Translation:She drinks a glass of wine.

May 29, 2015



If I wanted to say "she drinks glassES of wine", would it be (1) Ŝi trinkas glasojn da vinoj OR (2) Ŝi trinkas glasojn da vino ??

June 4, 2015


I think (1) "Ŝi trinkas glasojn da vinoj" is wrong, since wine can't be pluralized nor affected by the number of glasses. Correct me if I'm wrong.

June 7, 2015


But what if they are all different kinds of wine, such as at a wine tasting?

September 16, 2015


then i think the english would be "she drinkes glasses of wineS" (?)

November 18, 2015


Yes - only "drinks", not "drinkes".

February 5, 2016


In this specific regard, Esperanto is similar to English.

"She drinks glasses of wines" sounds odd to me, as does "... glasojn da vinoj." You can get away with things like "NI havas la plej bonajn vinojn" -- and like in English, you can specify kinds of wine.

  • Ili gustumas multajn specojn de vino.
October 16, 2017


why not glason da vinon?

June 5, 2015


It's in the Tips & Notes: basically, you don't append the accusative (-n) following da or de. (If there are exceptions to this, they're not covered at this level.)

June 5, 2015


There are no exceptions to your rule of thumb. Both da and de are prepositions. They are also what I call "ordinary prepositions" or "non-locative prepositions" and therefore will never be followed by an accusative.

October 16, 2017


The "-n" ending is added to the direct object. The verb "drink" in this case refers to "glass", and "wine" is merely a complement to the information.

December 4, 2015


So the accusative isn't used AFTER da, but is used before it?

May 29, 2015


-on is used

  1. as object

  2. after a location preposition, while implying motion

For example

en la domo - in the house

en la domon- into the house

May 31, 2015


Frome the Tips & Notes section:

Note: the direct object -n ending (accusative) is not used after da or de.

June 29, 2015


Shouldn't it be "Ŝi drinkas"? AFAIK, there is a distinction between "trinki" and "drinki" in Esperanto. "Drinki" refers to alcoholic beverages: e.g. "drinku ni po glaso...". Could experts clarify please?

September 25, 2015


In two years no expert (or advanced novice) has responded.

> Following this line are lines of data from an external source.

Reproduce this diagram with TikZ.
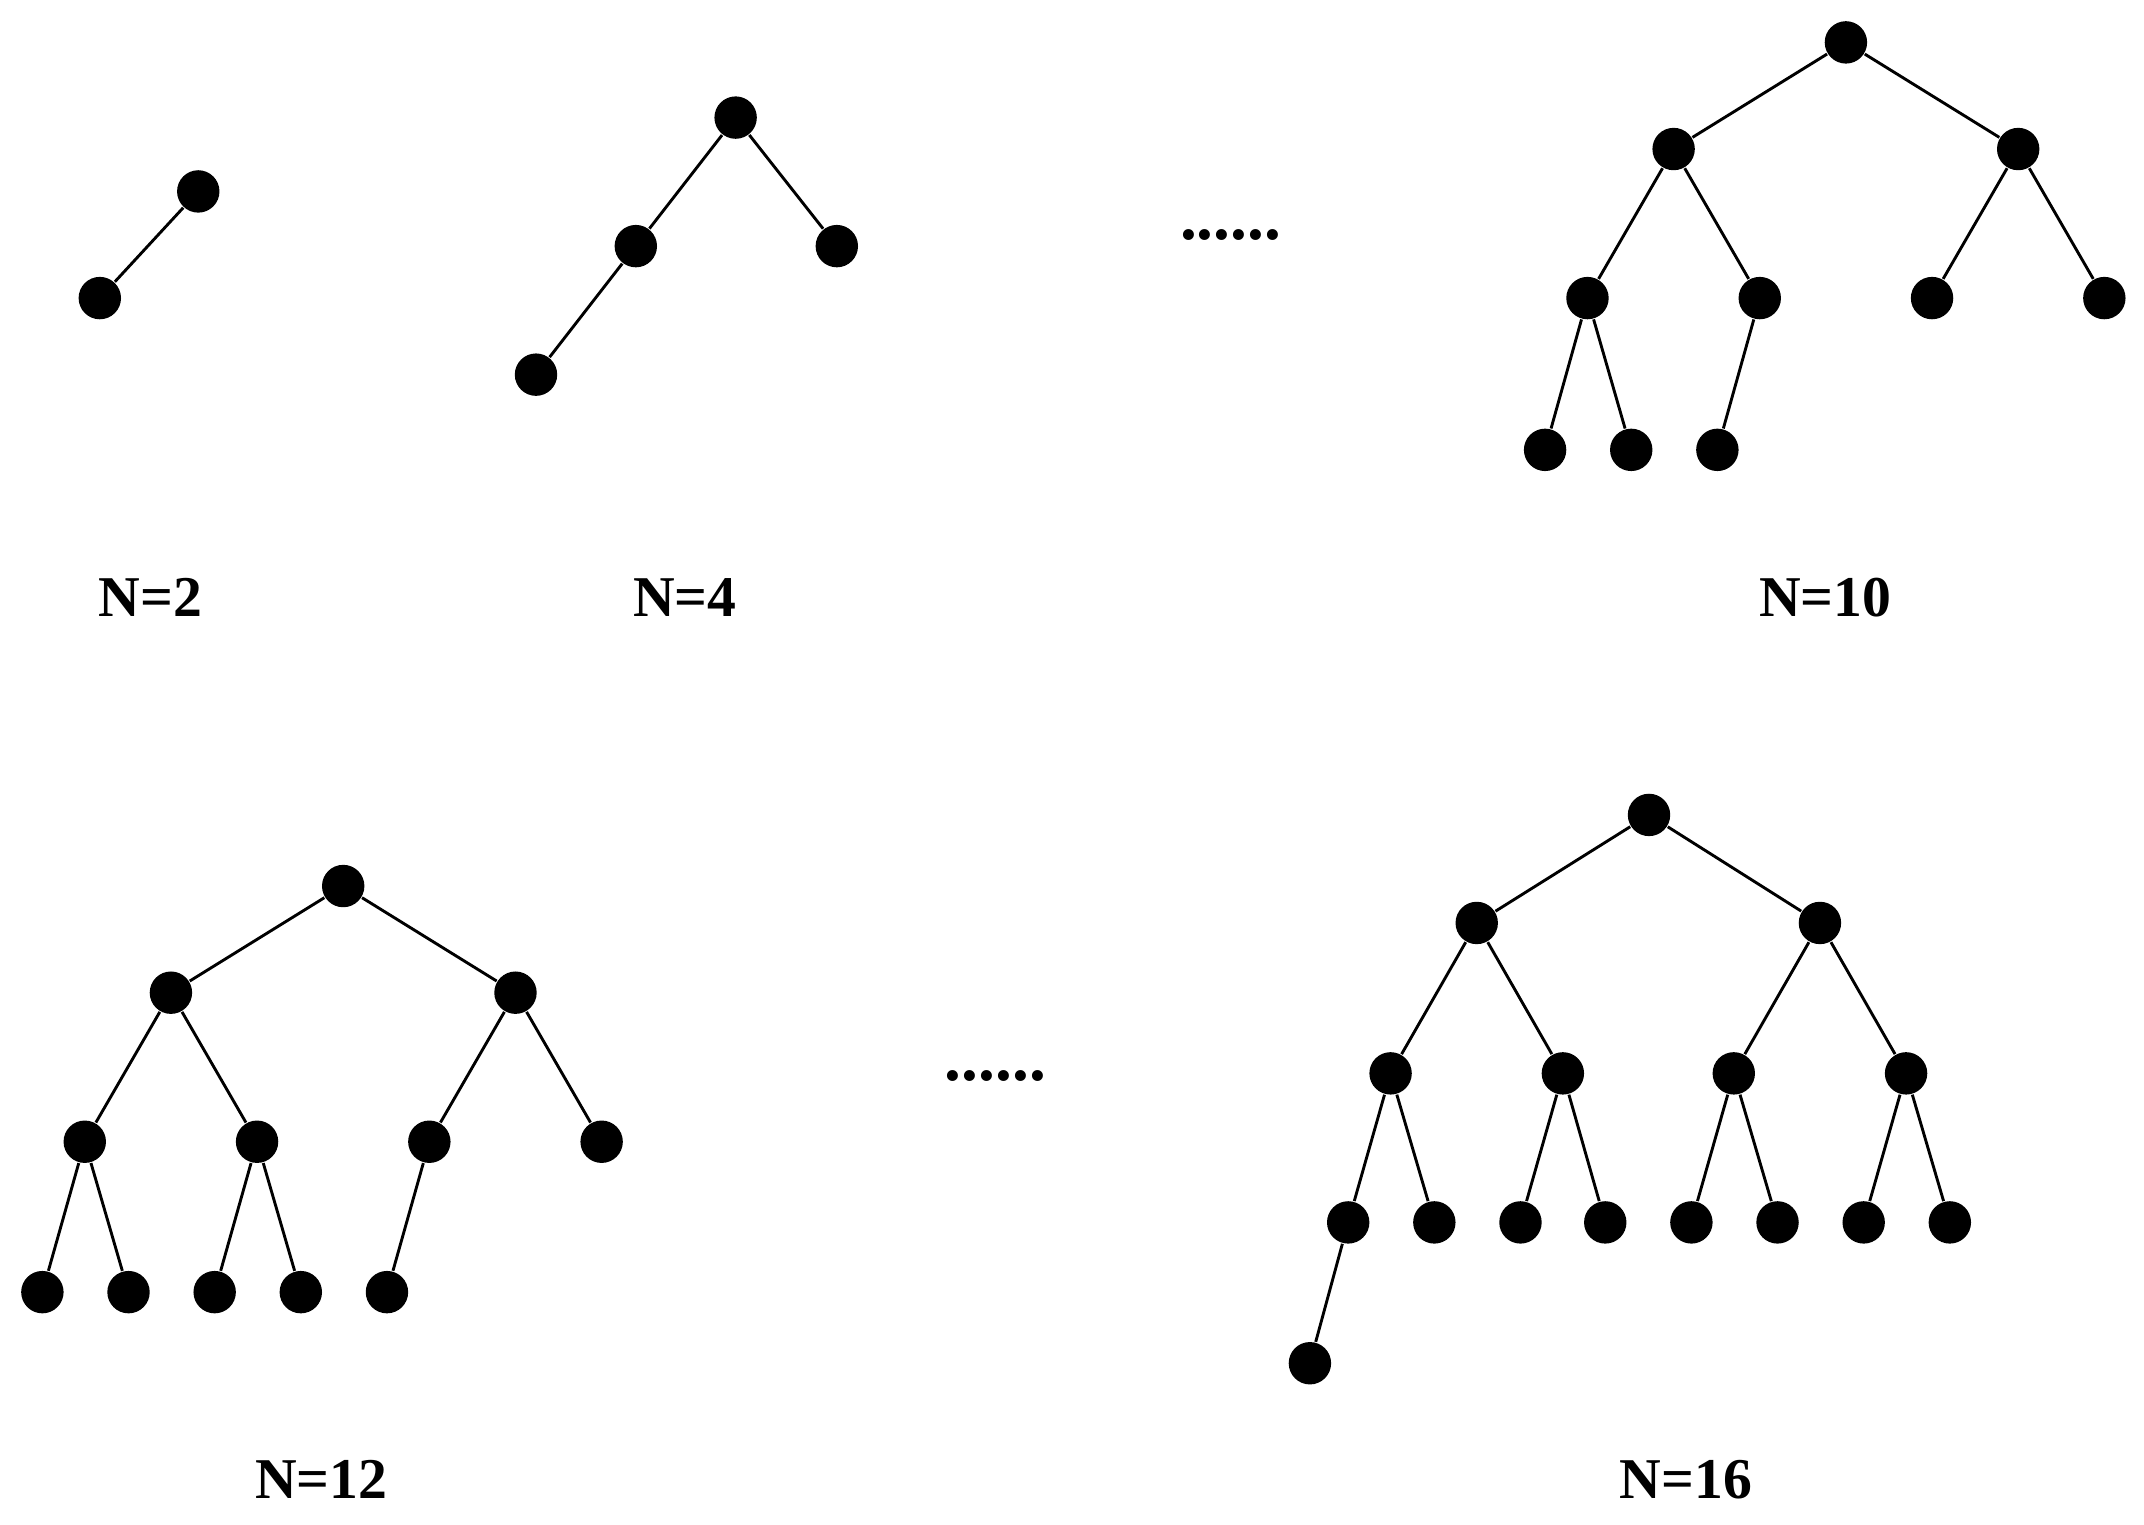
\documentclass[tikz,border=0pt]{standalone}
\usepackage{fontspec}
\setmainfont{Liberation Serif}
\begin{document}
\begin{tikzpicture}[x=0.01cm,y=-0.01cm,
  v/.style={circle,fill=black,inner sep=0pt,minimum size=0.31cm},
  e/.style={line width=0.6pt},
  lab/.style={font=\bfseries\fontsize{12}{14}\selectfont},
  dots/.style={font=\bfseries\fontsize{14}{14}\selectfont}]
\useasboundingbox (0,0) rectangle (1568,1115);
% N=2
\node[v] (a1) at (145,140) {};
\node[v] (a2) at (73,218) {};
\draw[e] (a1)--(a2);
\node[lab] (la) at (110,437) {N=2};
% N=4
\node[v] (b1) at (538,86) {};
\node[v] (b2) at (465,180) {};
\node[v] (b3) at (612,180) {};
\node[v] (b4) at (392,274) {};
\draw[e] (b1)--(b2) (b1)--(b3) (b2)--(b4);
\node[lab] (lb) at (501,437) {N=4};
\node[dots] (d1) at (900,172) {......};
% N=10
\node[v] (c1) at (1350,31) {};
\node[v] (c2) at (1224,109) {};
\node[v] (c3) at (1476,109) {};
\node[v] (c4) at (1161,218) {};
\node[v] (c5) at (1287,218) {};
\node[v] (c6) at (1413,218) {};
\node[v] (c7) at (1539,218) {};
\node[v] (c8) at (1130,329) {};
\node[v] (c9) at (1193,329) {};
\node[v] (c10) at (1256,329) {};
\draw[e] (c1)--(c2) (c1)--(c3) (c2)--(c4) (c2)--(c5) (c3)--(c6) (c3)--(c7)
  (c4)--(c8) (c4)--(c9) (c5)--(c10);
\node[lab] (lc) at (1335,437) {N=10};
% N=12
\node[v] (f1) at (251,648) {};
\node[v] (f2) at (125,726) {};
\node[v] (f3) at (377,726) {};
\node[v] (f4) at (62,835) {};
\node[v] (f5) at (188,835) {};
\node[v] (f6) at (314,835) {};
\node[v] (f7) at (440,835) {};
\node[v] (f8) at (31,945) {};
\node[v] (f9) at (94,945) {};
\node[v] (f10) at (157,945) {};
\node[v] (f11) at (220,945) {};
\node[v] (f12) at (283,945) {};
\draw[e] (f1)--(f2) (f1)--(f3) (f2)--(f4) (f2)--(f5) (f3)--(f6) (f3)--(f7)
  (f4)--(f8) (f4)--(f9) (f5)--(f10) (f5)--(f11) (f6)--(f12);
\node[lab] (lf) at (235,1082) {N=12};
\node[dots] (d2) at (728,787) {......};
% N=16
\node[v] (g1) at (1206,596) {};
\node[v] (g2) at (1080,675) {};
\node[v] (g3) at (1331,675) {};
\node[v] (g4) at (1017,785) {};
\node[v] (g5) at (1143,785) {};
\node[v] (g6) at (1268,785) {};
\node[v] (g7) at (1394,785) {};
\node[v] (g8) at (986,894) {};
\node[v] (g9) at (1049,894) {};
\node[v] (g10) at (1112,894) {};
\node[v] (g11) at (1174,894) {};
\node[v] (g12) at (1237,894) {};
\node[v] (g13) at (1300,894) {};
\node[v] (g14) at (1363,894) {};
\node[v] (g15) at (1426,894) {};
\node[v] (g16) at (958,997) {};
\draw[e] (g1)--(g2) (g1)--(g3) (g2)--(g4) (g2)--(g5) (g3)--(g6) (g3)--(g7)
  (g4)--(g8) (g4)--(g9) (g5)--(g10) (g5)--(g11) (g6)--(g12) (g6)--(g13)
  (g7)--(g14) (g7)--(g15) (g8)--(g16);
\node[lab] (lg) at (1233,1082) {N=16};
\end{tikzpicture}
\end{document}
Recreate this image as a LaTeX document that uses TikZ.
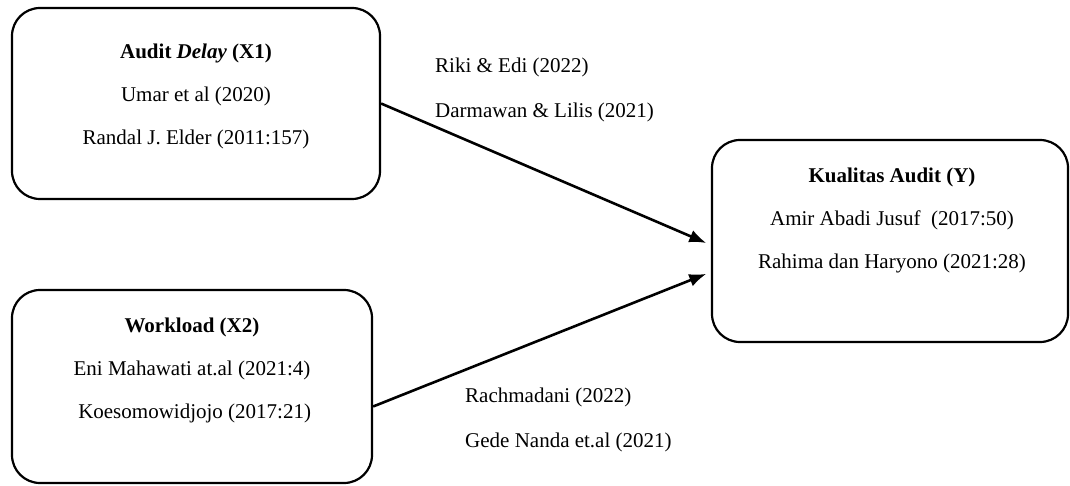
\documentclass[tikz,border=0pt]{standalone}
\usepackage{fontspec}
\setmainfont{Liberation Serif}
\usetikzlibrary{positioning}
\usetikzlibrary{arrows.meta}

\begin{document}
\begin{tikzpicture}[
			x=1pt, y=-1pt,
			var/.style={draw, line width=2.2pt, rounded corners=28pt, inner sep=0pt},
			txt/.style={align=center, inner sep=0pt, font=\fontsize{21}{43}\selectfont},
			ref/.style={align=left, anchor=west, inner sep=0pt, font=\fontsize{21}{45}\selectfont},
			link/.style={line width=2.6pt, -{Latex[length=17pt,width=13pt]}, shorten >=5pt}
		]
			\useasboundingbox (0,0) rectangle (1070,486);
			\node[var, minimum width=368pt, minimum height=191pt] (X1) at (196,103.5) {};
			\node[txt] (X1txt) at (196,96) {\textbf{Audit \textit{Delay} (X1)}\\Umar et al (2020)\\Randal J. Elder (2011:157)};
			\node[var, minimum width=360pt, minimum height=193pt] (X2) at (192,386.5) {};
			\node[txt] (X2txt) at (192,370) {\textbf{Workload (X2)}\\Eni Mahawati at.al (2021:4)\\\ Koesomowidjojo (2017:21)};
			\node[var, minimum width=356pt, minimum height=202pt] (Y) at (890,241) {};
			\node[txt] (Ytxt) at (892,220) {\textbf{Kualitas Audit (Y)}\\Amir Abadi Jusuf~ (2017:50)\\Rahima dan Haryono (2021:28)};
			\node[ref] (refA) at (435,89.5) {Riki \& Edi (2022)\\Darmawan \& Lilis (2021)};
			\node[ref] (refB) at (465,420) {Rachmadani (2022)\\Gede Nanda et.al (2021)};
			\draw[link] (X1.east) -- ([yshift=-4pt]Y.west);
			\draw[link] ([yshift=-20pt]X2.east) -- ([yshift=-31pt]Y.west);
		\end{tikzpicture}
\end{document}
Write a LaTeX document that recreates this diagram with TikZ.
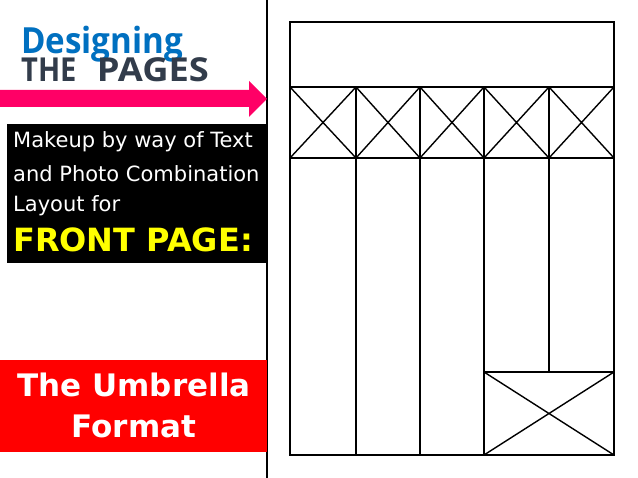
\documentclass[tikz,border=0pt]{standalone}
\usepackage{fontspec}
\setmainfont{DejaVu Sans}
\newfontfamily\tah{DejaVu Sans}
\newfontfamily\ttl[FakeStretch=0.92]{Open Sans}
\newfontfamily\ttn[FakeStretch=0.88]{Open Sans}
\newfontfamily\ttw[FakeStretch=1.1]{Open Sans}
\definecolor{arrowpink}{RGB}{255,0,102}
\definecolor{titleblue}{RGB}{0,112,192}
\definecolor{titlegray}{RGB}{50,60,75}
\definecolor{boxred}{RGB}{255,0,0}
\definecolor{txtyellow}{RGB}{255,255,0}
\tikzset{
  pline/.style={line width=2pt, black},
  cross/.style={line width=1.4pt, black},
  txt/.style={inner sep=0pt, anchor=base west},
}
\begin{document}
\begin{tikzpicture}[x=1pt,y=-1pt]
\useasboundingbox (0,0) rectangle (638,478);
\fill[white] (0,0) rectangle (638,478);
% divider
\draw[line width=1.3pt] (267,0) -- (267,478);
% arrow
\fill[arrowpink] (0,90) -- (249,90) -- (249,81) -- (267,99) -- (249,117) -- (249,107) -- (0,107) -- cycle;
% title
\node[txt, text=titleblue] (t1) at (21,54) {\ttl\bfseries\fontsize{36}{36}\selectfont Designing};
\node[txt, text=titlegray] (t2) at (21,82) {\bfseries\fontsize{33}{33}\selectfont{\ttn THE}\hspace{0.62em}{\ttw PAGES}};
% black box
\fill[black] (7,124) rectangle (267,263);
\node[txt, text=white] (m1) at (13,148) {\tah\fontsize{21}{21}\selectfont Makeup by way of Text};
\node[txt, text=white] (m2) at (13,182) {\tah\fontsize{21}{21}\selectfont and Photo Combination};
\node[txt, text=white] (m3) at (13,212) {\tah\fontsize{21}{21}\selectfont Layout for};
\node[txt, text=txtyellow] (m4) at (13,252) {\tah\bfseries\fontsize{32}{32}\selectfont FRONT PAGE:};
% red box
\fill[boxred] (0,360) rectangle (267,452);
\node[inner sep=0pt, anchor=base, text=white] (u1) at (134,397) {\tah\bfseries\fontsize{31}{31}\selectfont The Umbrella};
\node[inner sep=0pt, anchor=base, text=white] (u2) at (134,438) {\tah\bfseries\fontsize{31}{31}\selectfont Format};
% page layout
\draw[pline] (290,22) rectangle (614,455);
\draw[pline] (290,87) -- (614,87);
\draw[pline] (290,158) -- (614,158);
\foreach \x in {356,420,484} \draw[pline] (\x,87) -- (\x,455);
\draw[pline] (549,87) -- (549,372);
\foreach \a/\b in {290/356,356/420,420/484,484/549,549/614}
  \draw[cross] (\a,87) -- (\b,158) (\a,158) -- (\b,87);
\draw[pline] (484,372) -- (614,372);
\draw[cross] (484,372) -- (614,455) (484,455) -- (614,372);
\end{tikzpicture}
\end{document}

"Drinki" means "trinki tro da alkoholoajxo".

Unless you're drinking excessively, use "trinki".

October 16, 2017


Why not - She is drinking a glass of wine?

May 29, 2015


That should be right

May 31, 2015


How would you say "She drinks THE glass of wine"?

January 28, 2016


Ŝi trinkas la glason da vino.

February 5, 2016


The verb "trinki" only applies to drinks without alcohol.

April 27, 2016


I didn't know it. And what would it be the verb to use when talking about alcohol beverages?

June 2, 2016


When talking about alcohol.

  • trinki - to drink in moderation.
  • drinki - to drink to excess.
October 16, 2017


Not correct.

"Drinki" only applies to excessive consumption of alcohol. A glass of wine or two with dinner can hardly be called excessive.

Drinki = to booze it up

October 16, 2017


Hm, I thought that glaso means only glass as a substance, but not a vessel. It was a mistake, wasn't it?

July 1, 2017


Substance is "vitro".

  • Glasoj ofte estas el vitro.
  • Glasses are often made of glass.
October 16, 2017


Is it "glason da vino" instead of "glason de vino" because it's a quantity?